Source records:
########

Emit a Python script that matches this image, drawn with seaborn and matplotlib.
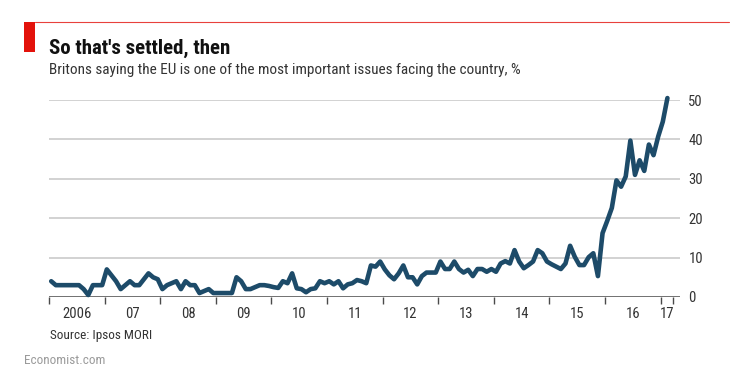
import numpy as np
import pandas as pd
import seaborn as sns
import matplotlib.pyplot as plt
from matplotlib import font_manager

# monthly share of Britons naming the EU as a top issue, %, Jan 2006 - Feb 2017
v2006 = [4, 3, 3, 3, 3, 3, 3, 2, 0.5, 3, 3, 3]
v2007 = [7, 5.5, 4, 2, 3, 4, 3, 3, 4.5, 6, 5, 4.5]
v2008 = [2, 3, 3.5, 4, 2, 4, 3, 3, 1, 1.5, 2, 1]
v2009 = [1, 1, 1, 1, 5, 4, 2, 2, 2.5, 3, 3, 2.8]
v2010 = [2.5, 2.3, 4, 3.5, 6, 2.2, 2, 1.2, 2, 2.2, 4, 3.5]
v2011 = [4, 3.2, 4, 2.2, 3.2, 3.5, 4.3, 4, 3.5, 8, 7.7, 9]
v2012 = [7, 5.5, 4.5, 6, 8, 5, 5, 3.2, 5.3, 6.2, 6.2, 6.2]
v2013 = [9, 7.1, 7.1, 9, 7.1, 6.2, 6.9, 5.3, 7.1, 7.1, 6.4, 7.1]
v2014 = [6.4, 8.5, 9.1, 8.5, 11.9, 9, 7.3, 8.1, 9, 11.9, 11.1, 9]
v2015 = [8.3, 7.7, 7.1, 8.5, 13, 10.2, 8.1, 8.1, 10.1, 11.1, 5.3, 16.2]
v2016 = [19.3, 22.6, 29.6, 28, 30.6, 39.7, 31, 34.7, 32, 38.7, 36, 40.7]
v2017 = [44.5, 50.5]

year_labels = ['2006', '07', '08', '09', '10', '11', '12', '13', '14', '15', '16', '17']
y_ticks = [0, 10, 20, 30, 40, 50]

values = v2006 + v2007 + v2008 + v2009 + v2010 + v2011 + v2012 + v2013 + v2014 + v2015 + v2016 + v2017
months = np.arange(len(values))
df = pd.DataFrame({'date': 2006.04 + months / 12, 'pct': values})

sns.set_theme(style='white')
names = {f.name for f in font_manager.fontManager.ttflist}
font = next((n for n in ['Liberation Sans Narrow', 'Roboto Condensed', 'Open Sans Condensed'] if n in names), 'Roboto')
plt.rcParams['font.family'] = [font, 'DejaVu Sans']

fig = plt.figure(figsize=(7.5, 3.79), dpi=100)
ax = fig.add_axes([0.0653, 0.2164, 0.8414, 0.5197])

for t in y_ticks[1:]:
    ax.axhline(t, color='#c6c6c6', lw=1.1, zorder=1)
ax.axhline(0, color='#4a4a4a', lw=1.1, zorder=2)

sns.lineplot(data=df, x='date', y='pct', color='#1d4b69', lw=3.3, ax=ax,
             clip_on=False, zorder=3)
ax.lines[-1].set_solid_joinstyle('round')

ax.set_xlim(2006, 2017.35)
ax.set_ylim(0, 50)
ax.set_xlabel('')
ax.set_ylabel('')
sns.despine(ax=ax, left=True, right=True, top=True, bottom=True)

ax.yaxis.tick_right()
ax.set_yticks(y_ticks)
ax.tick_params(axis='y', length=0, pad=6, labelsize=10.5, labelcolor='#333333')

ax.set_xticks(list(range(2006, 2018)) + [2017.22])
ax.set_xticklabels([])
label_pos = [y + 0.5 for y in range(2006, 2017)] + [2017.11]
ax.set_xticks(label_pos, minor=True)
ax.set_xticklabels(year_labels, minor=True)
ax.tick_params(axis='x', which='major', length=5, width=1, color='#4a4a4a', direction='out', bottom=True)
ax.tick_params(axis='x', which='minor', length=0, pad=7, labelsize=10.5, labelcolor='#333333', bottom=True)

# header decorations
fig.add_artist(plt.Line2D([0.046, 0.972], [0.9427, 0.9427], color='#e3120b', lw=0.8, alpha=0.8))
fig.add_artist(plt.Rectangle((0.032, 0.8628), 0.0142, 0.0799, color='#e3120b', lw=0))

fig.text(0.0647, 0.859, "So that's settled, then", fontsize=15, fontweight='bold',
         color='#111111', va='baseline')
fig.text(0.0647, 0.805, 'Britons saying the EU is one of the most important issues facing the country, %',
         fontsize=11, color='#333333', va='baseline')
fig.text(0.066, 0.105, 'Source: Ipsos MORI', fontsize=9.5, color='#333333', va='baseline')
fig.text(0.032, 0.04, 'Economist.com', fontsize=9.5, color='#9a9a9a', va='baseline')

fig.savefig('out.png', dpi=100)
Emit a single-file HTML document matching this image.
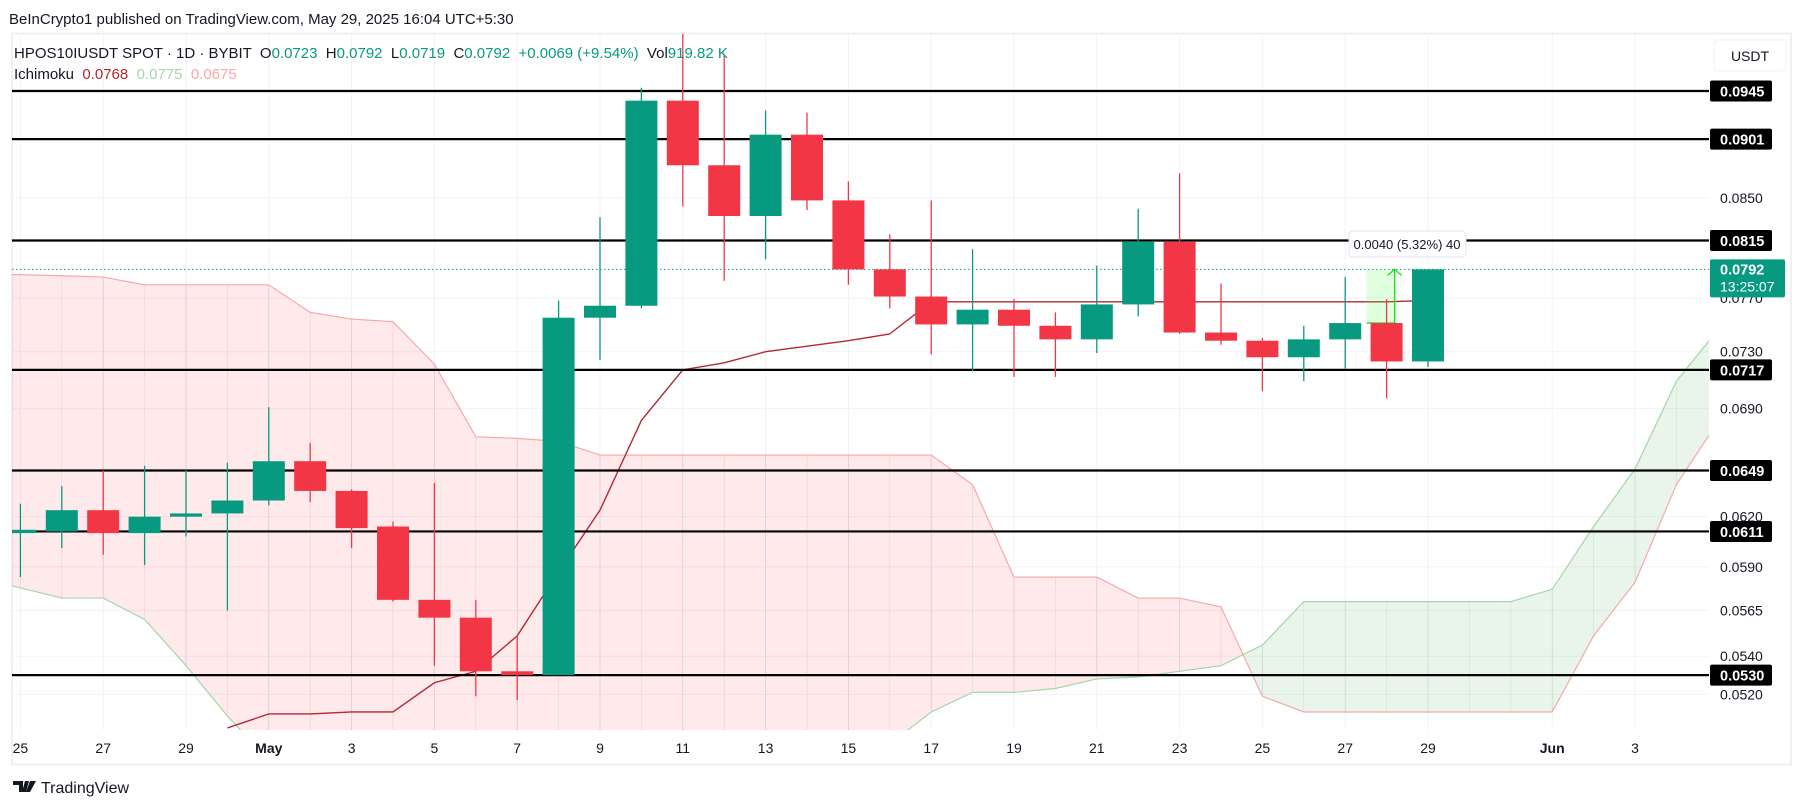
<!DOCTYPE html>
<html><head><meta charset="utf-8"><style>
body{margin:0;background:#fff;width:1804px;height:809px;overflow:hidden;font-family:"Liberation Sans",sans-serif}
svg{position:absolute;left:0;top:0}
.pre{white-space:pre}
</style></head><body>
<svg id="c" width="1804" height="809">
<defs><clipPath id="pc"><rect x="12" y="34" width="1697" height="696"/></clipPath></defs>
<text x="9" y="24" font-size="15" fill="#131722">BeInCrypto1 published on TradingView.com, May 29, 2025 16:04 UTC+5:30</text>
<rect x="12" y="33.5" width="1779" height="731" fill="none" stroke="#eef0f3" stroke-width="2"/>
<g id="grid"></g>
<g id="plot" clip-path="url(#pc)"></g>
<g id="axis"></g>
<text class="pre" x="14" y="58" font-size="15" fill="#131722">HPOS10IUSDT SPOT · 1D · BYBIT  O<tspan fill="#089981">0.0723</tspan>  H<tspan fill="#089981">0.0792</tspan>  L<tspan fill="#089981">0.0719</tspan>  C<tspan fill="#089981">0.0792  +0.0069 (+9.54%)</tspan>  Vol<tspan fill="#089981">919.82 K</tspan></text>
<text class="pre" x="14" y="79" font-size="15" fill="#131722">Ichimoku  <tspan fill="#b22833">0.0768</tspan>  <tspan fill="#a5d6a7">0.0775</tspan>  <tspan fill="#f7a9a7">0.0675</tspan></text>
<rect x="1714" y="40" width="72" height="31" rx="4" fill="#fff" stroke="#eef0f3"/>
<text x="1750" y="61" font-size="14" text-anchor="middle" fill="#131722">USDT</text>
<g><path d="M13 781h10v11h-4v-7h-6z M25 781h4l-3 11h-4z M30 781h6l-6 11h-4z" fill="#131722"/>
<text x="41" y="793" font-size="16" fill="#131722">TradingView</text></g>
</svg>
<script>
const dates=['25','27','29','May','3','5','7','9','11','13','15','17','19','21','23','25','27','29','Jun','3'];
const dateIdx=[0,2,4,6,8,10,12,14,16,18,20,22,24,26,28,30,32,34,37,39];
const openV=[.0610,.0611,.0624,.0610,.0620,.0622,.0630,.0655,.0636,.0614,.0571,.0561,.0532,.0530,.0755,.0764,.0936,.0878,.0835,.0905,.0848,.0792,.0771,.0750,.0761,.0749,.0739,.0765,.0814,.0744,.0738,.0726,.0739,.0751,.0723];
const highV=[.0628,.0639,.0649,.0652,.0650,.0654,.0691,.0667,.0637,.0617,.0641,.0571,.0551,.0768,.0834,.0948,.1000,.0980,.0927,.0925,.0864,.0820,.0848,.0808,.0769,.0759,.0795,.0841,.0871,.0781,.0740,.0749,.0786,.0769,.0792];
const lowV=[.0584,.0601,.0597,.0591,.0608,.0565,.0627,.0629,.0601,.0570,.0535,.0519,.0517,.0530,.0724,.0762,.0843,.0783,.0800,.0840,.0780,.0762,.0728,.0716,.0712,.0712,.0729,.0756,.0743,.0735,.0702,.0709,.0718,.0697,.0719];
const closeV=[.0612,.0624,.0610,.0620,.0622,.0630,.0655,.0636,.0613,.0571,.0561,.0532,.0530,.0755,.0764,.0936,.0878,.0835,.0905,.0848,.0792,.0771,.0750,.0761,.0749,.0739,.0765,.0814,.0744,.0738,.0726,.0739,.0751,.0723,.0792];
const kijun=[null,null,null,null,null,.0503,.0510,.0510,.0511,.0511,.0526,.0532,.0551,.0587,.0624,.0682,.0717,.0722,.0730,.0734,.0738,.0743,.0767,.0767,.0767,.0767,.0767,.0767,.0767,.0767,.0767,.0767,.0767,.0767,.0768];
const spanA=[.0579,.0572,.0572,.0560,.0535,.0509,.0487,.0476,.0471,.0471,.0471,.0471,.0471,.0471,.0471,.0471,.0471,.0471,.0471,.0471,.0481,.0495,.0511,.0521,.0521,.0523,.0528,.0529,.0532,.0535,.0546,.0570,.0570,.0570,.0570,.0570,.0570,.0577,.0614,.0650,.0709,.0746];
const spanB=[.0788,.0787,.0786,.0780,.0780,.0780,.0780,.0759,.0754,.0752,.0721,.0671,.0670,.0668,.0659,.0659,.0659,.0659,.0659,.0659,.0659,.0659,.0659,.0640,.0584,.0584,.0584,.0572,.0572,.0567,.0519,.0511,.0511,.0511,.0511,.0511,.0511,.0511,.0551,.0581,.0640,.0681];
const levels=[0.0945,0.0901,0.0815,0.0717,0.0649,0.0611,0.0530];
const ticks=['0.0850','0.0770','0.0730','0.0690','0.0620','0.0590','0.0565','0.0540','0.0520'];
const lastPrice=0.0792;
const NS='http://www.w3.org/2000/svg';
const X=d=>20.4+41.4*d;
const Y=v=>91+(Math.log(0.0945)-Math.log(v))*1010;
function mk(p,t,a){const e=document.createElementNS(NS,t);for(const k in a)e.setAttribute(k,a[k]);p.appendChild(e);return e;}
const grid=document.getElementById('grid'),plot=document.getElementById('plot'),axis=document.getElementById('axis');
ticks.forEach(t=>{const l=mk(grid,'line',{x1:12,x2:1709,y1:Y(+t),y2:Y(+t),stroke:'#f0f3fa'});


const tx=mk(axis,'text',{x:1720,y:Y(+t)+5,'font-size':14,fill:'#131722'});tx.textContent=t;

});
dates.forEach((s,i)=>{const x=X(dateIdx[i]);const l=mk(grid,'line',{x1:x,x2:x,y1:34,y2:730,stroke:'#f0f3fa'});


const bold=(s==='May'||s==='Jun');
const tx=mk(axis,'text',{x:x,y:753,'font-size':14,'text-anchor':'middle',fill:'#131722','font-weight':bold?'bold':'normal'});tx.textContent=s;

});
const x0=-0.2;
for(let i=0;i<spanA.length-1;i++){
 const a0=spanA[i],a1=spanA[i+1],b0=spanB[i],b1=spanB[i+1];
 const d0=i===0?x0:i, d1=i+1;
 const s0=a0-b0,s1=a1-b1;
 let segs=[];
 if(s0*s1<0){const t=s0/(s0-s1);const dm=i+t;const vm=a0+(a1-a0)*t;
  segs.push([[d0,a0],[dm,vm],[dm,vm],[d0,b0],s0>0]);segs.push([[dm,vm],[d1,a1],[d1,b1],[dm,vm],s1>0]);}
 else segs.push([[d0,a0],[d1,a1],[d1,b1],[d0,b0],(s0+s1)>0]);
 segs.forEach(g=>{const pts=g.slice(0,4).map(p=>X(p[0])+','+Y(p[1])).join(' ');
  const pg=mk(plot,'polygon',{points:pts,fill:g[4]?'rgba(76,175,80,0.12)':'rgba(242,54,69,0.11)',stroke:g[4]?'rgba(76,175,80,0.12)':'rgba(242,54,69,0.11)','stroke-width':0.5});
  
  });
}
function line(arr,color,name,w){const pts=[];arr.forEach((v,i)=>{if(v!=null)pts.push(X(i===0?x0:i)+','+Y(v));});
 const p=mk(plot,'polyline',{points:pts.join(' '),fill:'none',stroke:color,'stroke-width':w});
 
 }
line(spanA,'#a5d6a7','leading-span-a',1.2);
line(spanB,'#f7a9a7','leading-span-b',1.2);
line(kijun,'#b22833','base-line',1.4);
levels.forEach(v=>{const l=mk(plot,'line',{x1:12,x2:1709,y1:Y(v),y2:Y(v),stroke:'#000','stroke-width':2.2});

});
const lp=mk(plot,'line',{x1:12,x2:1709,y1:Y(lastPrice),y2:Y(lastPrice),stroke:'#089981','stroke-width':1,'stroke-dasharray':'1.5 2.5'});


const mr=mk(plot,'rect',{x:X(33)-20,y:Y(lastPrice),width:30,height:Y(.0751)-Y(lastPrice),fill:'rgba(76,255,80,0.18)'});


const ma=mk(plot,'path',{d:`M${X(33)+8} ${Y(.0751)}V${Y(lastPrice)}M${X(33)+1} ${Y(lastPrice)+6}L${X(33)+8} ${Y(lastPrice)}L${X(33)+15} ${Y(lastPrice)+6}M${X(33)-20} ${Y(.0751)}H${X(33)+10}`,stroke:'#22dd22','stroke-width':1.3,fill:'none'});


for(let i=0;i<openV.length;i++){const up=closeV[i]>=openV[i];const c=up?'#089981':'#f23645';const x=X(i);
 const w=mk(plot,'line',{x1:x,x2:x,y1:Y(highV[i]),y2:Y(lowV[i]),stroke:c,'stroke-width':1.3});
 
 
 const t=Y(Math.max(openV[i],closeV[i])),b=Y(Math.min(openV[i],closeV[i]));
 const r=mk(plot,'rect',{x:x-16,y:t,width:32,height:Math.max(1.5,b-t),fill:c});
 
 }
const tg=mk(axis,'g',{});


mk(tg,'rect',{x:1349,y:231,width:117,height:26,rx:4,fill:'#fff',stroke:'#e0e3eb'});
const tt=mk(tg,'text',{x:1407,y:249,'font-size':13,'text-anchor':'middle',fill:'#131722'});tt.textContent='0.0040 (5.32%) 40';
levels.forEach(v=>{const g=mk(axis,'g',{});
 
 
 mk(g,'rect',{x:1710,y:Y(v)-10.5,width:62,height:21,rx:2,fill:'#000'});
 const t=mk(g,'text',{x:1720,y:Y(v)+5.5,'font-size':14.5,'font-weight':'bold',fill:'#fff'});t.textContent=v.toFixed(4);});
const pg=mk(axis,'g',{});


mk(pg,'rect',{x:1710,y:Y(lastPrice)-10,width:75,height:38,rx:2,fill:'#089981'});
const t1=mk(pg,'text',{x:1720,y:Y(lastPrice)+5,'font-size':14.5,'font-weight':'bold',fill:'#fff'});t1.textContent=lastPrice.toFixed(4);
const t2=mk(pg,'text',{x:1720,y:Y(lastPrice)+22,'font-size':14,fill:'#fff'});t2.textContent='13:25:07';
</script>
</body></html>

########

Job :: Set down word for word the lines from the first entry through the line with "v2017 = [44.5, 50.5]", both included, omitting pictures.

Expected output ::
Emit a Python script that matches this image, drawn with seaborn and matplotlib.
import numpy as np
import pandas as pd
import seaborn as sns
import matplotlib.pyplot as plt
from matplotlib import font_manager

# monthly share of Britons naming the EU as a top issue, %, Jan 2006 - Feb 2017
v2006 = [4, 3, 3, 3, 3, 3, 3, 2, 0.5, 3, 3, 3]
v2007 = [7, 5.5, 4, 2, 3, 4, 3, 3, 4.5, 6, 5, 4.5]
v2008 = [2, 3, 3.5, 4, 2, 4, 3, 3, 1, 1.5, 2, 1]
v2009 = [1, 1, 1, 1, 5, 4, 2, 2, 2.5, 3, 3, 2.8]
v2010 = [2.5, 2.3, 4, 3.5, 6, 2.2, 2, 1.2, 2, 2.2, 4, 3.5]
v2011 = [4, 3.2, 4, 2.2, 3.2, 3.5, 4.3, 4, 3.5, 8, 7.7, 9]
v2012 = [7, 5.5, 4.5, 6, 8, 5, 5, 3.2, 5.3, 6.2, 6.2, 6.2]
v2013 = [9, 7.1, 7.1, 9, 7.1, 6.2, 6.9, 5.3, 7.1, 7.1, 6.4, 7.1]
v2014 = [6.4, 8.5, 9.1, 8.5, 11.9, 9, 7.3, 8.1, 9, 11.9, 11.1, 9]
v2015 = [8.3, 7.7, 7.1, 8.5, 13, 10.2, 8.1, 8.1, 10.1, 11.1, 5.3, 16.2]
v2016 = [19.3, 22.6, 29.6, 28, 30.6, 39.7, 31, 34.7, 32, 38.7, 36, 40.7]
v2017 = [44.5, 50.5]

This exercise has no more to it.